At the India AI Impact Summit 2026 in New Delhi, Wikipedia’s Jimmy Wales poured cold water on ‘Grokpedia’—the buzzword for AI-driven Wikipedia challengers. Labeling it an unviable pipe dream, he emphasized no true competition exists.
Wales dissected the flaw in AI imitation attempts. Wikipedia’s magic lies in human-driven transparency and source verification, elements automation can’t forge. ‘People misunderstand our core,’ he said bluntly.
A major gripe: AI platforms’ sloppy source attribution. Wales framed this as a moral duty, not mere tech glitch. ‘AI systems still can’t properly reveal where info comes from,’ he observed, highlighting a trust deficit.
User behavior is evolving rapidly, with Wikipedia seeing 8% less direct human visits—a ‘disaster’ signaling AI tool dominance for quick answers. Despite this, Wales sees India primed for AI leadership, thanks to its tech talent pool and infrastructure.

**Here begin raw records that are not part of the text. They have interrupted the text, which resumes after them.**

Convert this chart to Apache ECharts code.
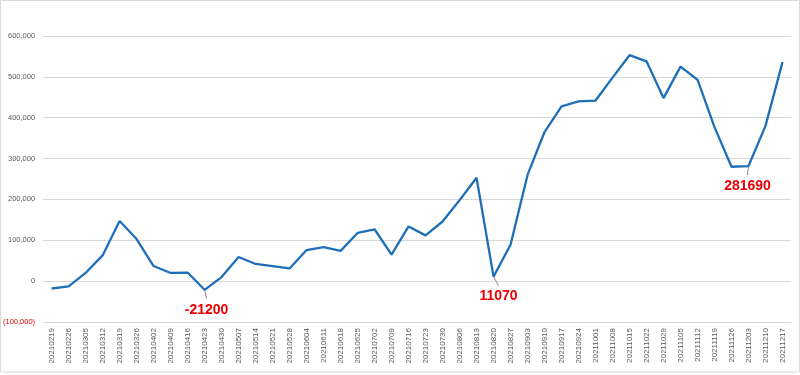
<!DOCTYPE html>
<html><head><meta charset="utf-8">
<script src="https://cdn.jsdelivr.net/npm/echarts@6/dist/echarts.min.js"></script>
<style>html,body{margin:0;padding:0;background:#fff}#c{width:800px;height:375px}</style>
</head><body><div id="c"></div>
<script>
const categories = ['20210219','20210226','20210305','20210312','20210319','20210326','20210402','20210409','20210416','20210423','20210430','20210507','20210514','20210521','20210528','20210604','20210611','20210618','20210625','20210702','20210709','20210716','20210723','20210730','20210806','20210813','20210820','20210827','20210903','20210910','20210917','20210924','20211001','20211008','20211015','20211022','20211029','20211105','20211112','20211119','20211126','20211203','20211210','20211217'];
const values = [-18000,-13000,20000,63000,147000,103000,37000,20000,21000,-21200,10000,59000,42000,37000,31000,76000,83000,74000,118000,127000,65000,134000,112000,146000,198000,253000,11070,89000,260000,365000,428000,440000,442000,498000,553000,538000,448000,525000,493000,377000,280000,281690,380000,536000];
const annotated = [9, 26, 41];
const annotDx = [2, 5, -1];
const yTicks = {min:-100000, max:600000, interval:100000};

const chart = echarts.init(document.getElementById('c'));
function fmt(v){ return Math.abs(v).toString().replace(/\B(?=(\d{3})+(?!\d))/g, ','); }
chart.setOption({
  animation:false,
  grid:{left:40, right:9, top:36, bottom:53},
  xAxis:{type:'category', data:categories, boundaryGap:true,
    axisLine:{show:false}, axisTick:{show:false},
    axisLabel:{rotate:90, interval:0, fontSize:8, color:'#595959', fontFamily:'Liberation Sans', margin:6}},
  yAxis:{type:'value', min:yTicks.min, max:yTicks.max, interval:yTicks.interval,
    axisLine:{show:false}, axisTick:{show:false},
    splitLine:{lineStyle:{color:'#d9d9d9', width:1}},
    axisLabel:{fontSize:7.5, color:'#595959', fontFamily:'Liberation Sans', margin:8,
      formatter:v => v<0 ? '{neg|(' + fmt(v) + ')}' : fmt(v),
      rich:{neg:{color:'#e00000', fontSize:7.5, fontFamily:'Liberation Sans'}}}},
  series:[{type:'line', data:values, symbol:'none', lineStyle:{color:'#1f6fb8', width:2.3}}]
});
const g = [{type:'rect', shape:{x:0.5,y:0.5,width:799,height:371.5}, style:{fill:'none', stroke:'#d9d9d9', lineWidth:1}, silent:true}];
annotated.forEach((i, k) => {
  const p = chart.convertToPixel({seriesIndex:0}, [i, values[i]]);
  const dx = annotDx[k];
  g.push({type:'line', shape:{x1:p[0], y1:p[1], x2:p[0]+dx, y2:p[1]+9}, style:{stroke:'#8c8c8c', lineWidth:1}, silent:true});
  g.push({type:'text', x:p[0]+dx, y:p[1]+13, style:{text:String(values[i]), fill:'#ee0000', font:'bold 14px "Liberation Sans"', align:'center', verticalAlign:'top'}, silent:true});
});
chart.setOption({graphic:g});
</script></body></html>
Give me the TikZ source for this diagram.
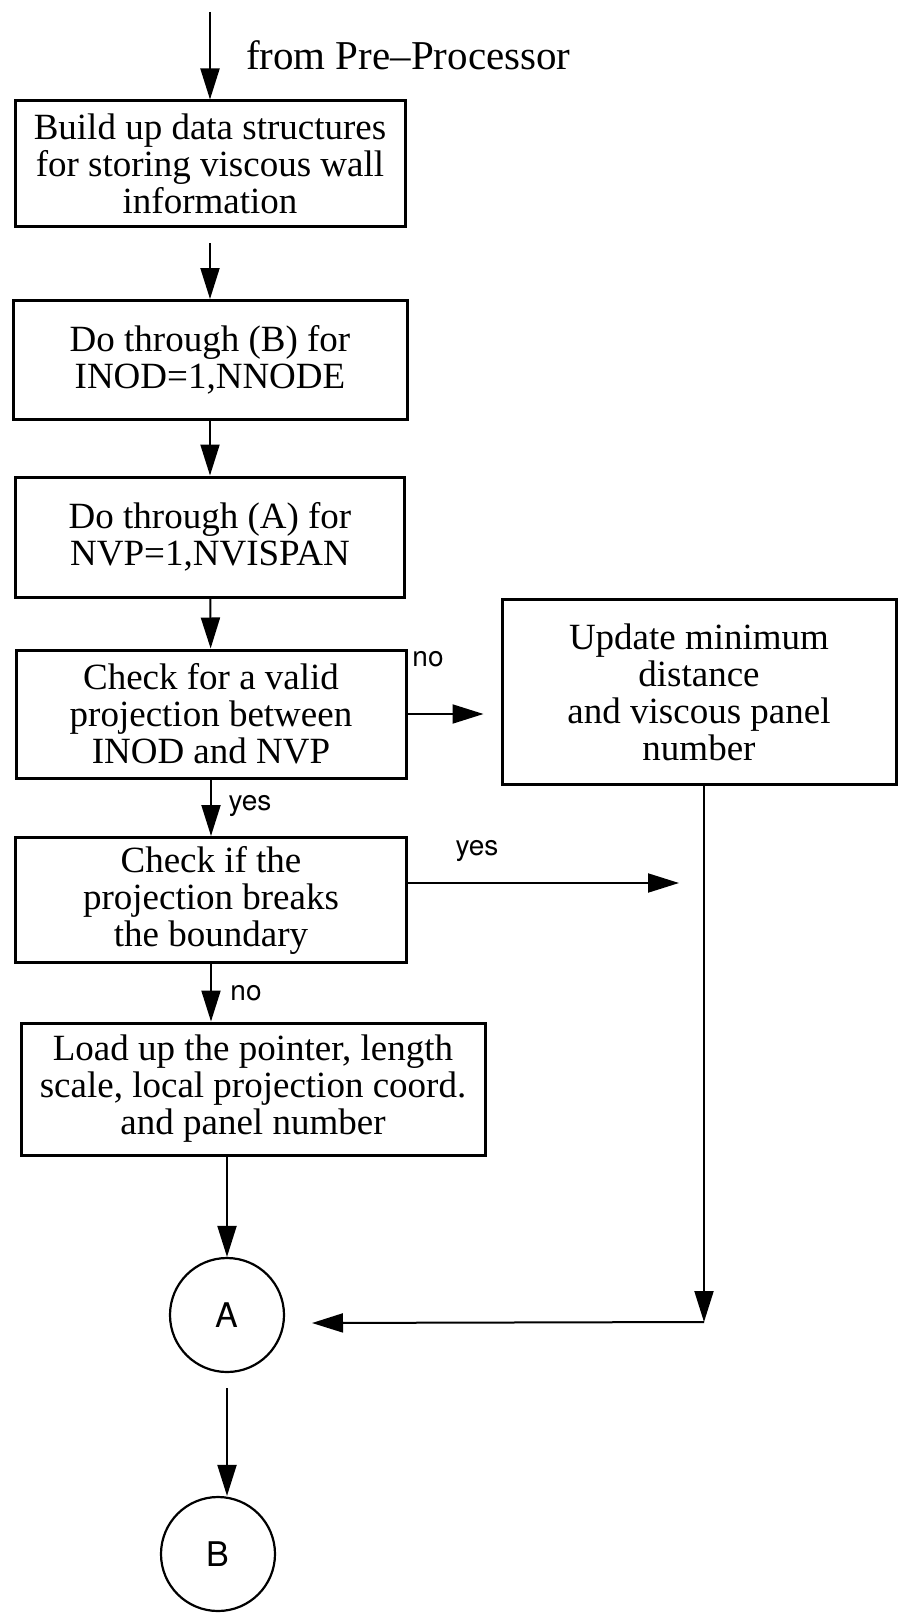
\documentclass[tikz,border=0pt]{standalone}
\usepackage{fontspec}
\setmainfont{Liberation Serif}
\setsansfont{TeX Gyre Heros}
\usetikzlibrary{arrows.meta}

\begin{document}
\begin{tikzpicture}[x=1pt, y=-1pt,
        box/.style={draw, line width=3pt, align=center, inner sep=0pt, font=\fontsize{37}{37}\selectfont},
        conn/.style={circle, draw, line width=2.2pt, minimum size=114pt, inner sep=0pt, font=\sffamily\fontsize{34}{34}\selectfont},
        lbl/.style={inner sep=0pt, font=\sffamily\fontsize{28}{28}\selectfont},
        ->, >={Triangle[length=31pt, width=19pt]}, line width=2pt]
        \useasboundingbox (0,0) rectangle (897,1613);

        \node[box, minimum width=390pt, minimum height=126pt] (build) at (210,164) {Build up data structures\\for storing viscous wall\\information};
        \node[anchor=base west, inner sep=0pt, font=\fontsize{41}{37}\selectfont] (from) at (245,70) {from Pre--Processor};
        \node[box, minimum width=394pt, minimum height=119pt] (donode) at (210,360) {Do through (B) for\\INOD=1,NNODE};
        \node[box, minimum width=389pt, minimum height=120pt] (dopan) at (210,537) {Do through (A) for\\NVP=1,NVISPAN};
        \node[box, minimum width=390pt, minimum height=128pt] (valid) at (211,714) {Check for a valid\\projection between\\INOD and NVP};
        \node[box, minimum width=394pt, minimum height=185pt] (update) at (699,692) {Update minimum\\distance\\and viscous panel\\number};
        \node[box, minimum width=391pt, minimum height=125pt] (breaks) at (211,900) {Check if the\\projection breaks\\the boundary};
        \node[box, minimum width=464pt, minimum height=132pt] (load) at (253,1089) {Load up the pointer, length\\scale, local projection coord.\\and panel number};
        \node[conn] (ca) at (227,1315) {A};
        \node[conn] (cb) at (218,1554) {B};

        \node[lbl] (no1) at (428,659) {no};
        \node[lbl] (yes1) at (250,806) {yes};
        \node[lbl] (yes2) at (477,851) {yes};
        \node[lbl] (no2) at (246,993) {no};

        \coordinate (in) at (210,12);
        \coordinate (tipyes) at (679,883);
        \coordinate (corner) at (704,1322);
        \coordinate (tipa) at (312,1323);

        \draw (in) -- (build);
        \draw[shorten <=15pt] (build) -- (donode);
        \draw (donode) -- (dopan);
        \draw (dopan) -- (valid);
        \draw[shorten >=17pt] (valid.east) -- (valid.east -| update.west);
        \draw (valid) -- (breaks);
        \draw (breaks.east |- tipyes) -- (tipyes);
        \draw (breaks.south) -- (breaks.south |- load.north);
        \draw (update.south -| corner) -- (corner);
        \draw (corner) -- (tipa);
        \draw (ca.north |- load.south) -- (ca);
        \draw[shorten <=15pt] (ca.south) -- (ca.south |- cb.north);
    \end{tikzpicture}
\end{document}
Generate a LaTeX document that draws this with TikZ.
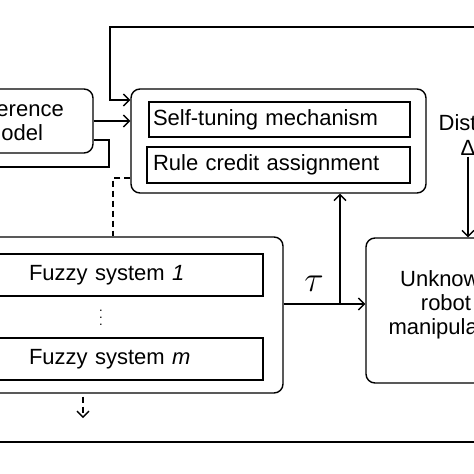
\documentclass[tikz,border=0pt]{standalone}
\usepackage{fix-cm}
\usepackage{fontspec}
\setmainfont{Liberation Sans}
\usetikzlibrary{arrows.meta}

\begin{document}
\begin{tikzpicture}[x=1pt,y=-1pt,line width=1.4pt,
  every node/.style={font=\fontsize{22}{24}\selectfont},
  blockbox/.style={draw,rounded corners=9pt,inner sep=0pt,align=center},
  subbox/.style={draw,inner ysep=0pt,align=left},
  arr/.style={-{Straight Barb[length=6pt,width=12pt,line width=1.4pt]}},
  dashline/.style={dash pattern=on 6pt off 4pt}]
  % Keep the crop of the figure
  \useasboundingbox (0,0) rectangle (474,474);
  \clip (0,0) rectangle (474,474);

  % Reference model and adaptation block
  \node[blockbox,minimum width=160pt,minimum height=64pt] (refmodel) at (13,121) {Reference\\model};
  \node[blockbox,minimum width=295pt,minimum height=104pt] (adapt) at (278.5,141) {};
  \node[subbox,inner xsep=4pt,text width=253pt,minimum height=35pt] (tuning) at (279.5,119.5) {Self-tuning mechanism};
  \node[subbox,inner xsep=6pt,text width=251pt,minimum height=36pt] (credit) at (278.5,165) {Rule credit assignment};

  % Fuzzy systems
  \node[blockbox,minimum width=363pt,minimum height=156pt] (fuzzy) at (101.5,315) {};
  \node[subbox,inner xsep=50pt,text width=184pt,minimum height=42pt] (fsone) at (121,275) {Fuzzy system \textit{1}};
  \node[align=center,inner sep=0pt,font=\fontsize{13}{7}\selectfont] (fsdots) at (101,318) {.\\.\\.};
  \node[subbox,inner xsep=50pt,text width=184pt,minimum height=42pt] (fsm) at (121,359) {Fuzzy system \textit{m}};

  % Plant and disturbance
  \node[blockbox,minimum width=160pt,minimum height=145pt] (robot) at (446,310.5) {};
  \node[align=center] (robottext) at ([yshift=6pt]robot.center) {Unknown\\robot\\manipulator};
  \node[anchor=base west,inner sep=0pt] (dist) at (438,130) {Disturbance};
  \node[anchor=base,inner sep=1pt] (delta) at (468,155) {Δ};

  \coordinate (fbright) at (500,27);
  \coordinate (fbcorner) at (110,27);
  \coordinate (refout) at (-10,167);
  \coordinate (tap) at (340,304);
  \coordinate (fout) at (83,418);

  % Connections
  \draw[arr] (fbright) -- (fbcorner) |- (adapt.west |- 0,100);
  \draw[arr] (refmodel.east |- 0,121) -- (adapt.west |- 0,121);
  \draw (refmodel.east |- 0,140) -| (109,167) -- (refout);
  \draw[dashline] (adapt.west |- 0,178) -| (fuzzy.north -| 113,0);
  \draw[arr] (fuzzy.east |- tap) -- (robot.west |- tap);
  \node[font=\fontsize{36}{36}\selectfont,inner sep=0pt] (tau) at (314,284) {$\tau$};
  \draw[arr] (tap) -- (adapt.south -| tap);
  \draw[arr] (delta.south) -- (delta.south |- robot.north);
  \draw[dashline,arr] ([yshift=-3pt]fuzzy.south -| fout) -- (fout);

  % Bottom rule
  \draw (-10,442) -- (484,442);
\end{tikzpicture}
\end{document}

Addressing automation fears, he forecasted skill enhancement and productivity gains. However, global upheaval looms: ‘Big changes and instability ahead,’ with unpredictable job shifts across sectors.
Known for launching Wikipedia and Fandom, Wales’ perspective carries weight. His talk reminds us that true knowledge platforms demand human essence, beyond AI’s reach.